Au premier étage, on trouve une toute petite cuisine. Je me souviens de “mamie de Marseille” (mon arrière grand-mère) cuisinant avec Mamie Annie, ma grand-mère. Je me souviens des bols, jaunes, à oreille. Des biscottes du petit-déjeuner. De leur retour du marché quand elles déballaient leurs achats. Des amandes fraîches. Dans le salon trône un piano désaccordé, mais qui ne reste jamais bien longtemps silencieux, mais dont les portes-chandelles seront restés désespérément vides. Des meubles de salon en rotin. Depuis les fenêtres du salon double-exposition, et à travers les garde-corps en fer forgé peint en turquoise, on voit le jardin. Et la mer au loin je crois. Je me souviens des chaises Napoléon III autour de la table familiale. Du linge de maison en lin blanc immaculé. Des napperons. De la vaisselle en faïence. Des voilages qui s’agitent avec le mistral. Du vaisselier trois portes dont les serrures étaient montées à l’envers. Lui aussi, comme la balançoire, il finira chez mes parents. Il est troué de partout par les xylophages, mais il est beau  et majestueux. Il me paraît immense depuis mon regard d’enfant.

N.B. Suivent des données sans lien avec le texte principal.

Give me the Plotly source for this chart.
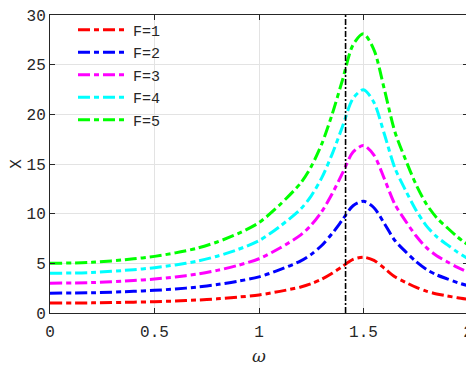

Il renferme surtout dans l’un de ses tiroirs, des pastilles Vichy, des anis de Flavigny. Les amandes fraîches sont souvent posées là, dans un grand panier à fruit sur le buffet que j’arrive à atteindre en me hissant sur la pointe des pieds. Dans mes souvenirs les repas de famille ne me paraissent absolument pas longs et ennuyeux car je me souviens des rires qui résonnent, des jeux de mots que je ne comprenais pas, des blagues racontés par les cousins de mon père. C’était pas les derniers à faire les idiots. Par contre, il fallait bien se tenir à table, mon arrière grand-père savait le rappeler. Je me revois scrutant les mains de de l’adulte qui me décortiquais méthodiquement les amandes fraîches, et rien que d’y penser leur goût si vert, si frais, très peu amère me revient à la bouche. J’ai tenté d’en racheter récemment. Elles n’avaient pas le même goût que dans mes souvenirs. Sans doute me manquait-il la maison, le soleil du sud, le chant des cigales et les mains de mon grand-père pour qu’elles soient savoureuses.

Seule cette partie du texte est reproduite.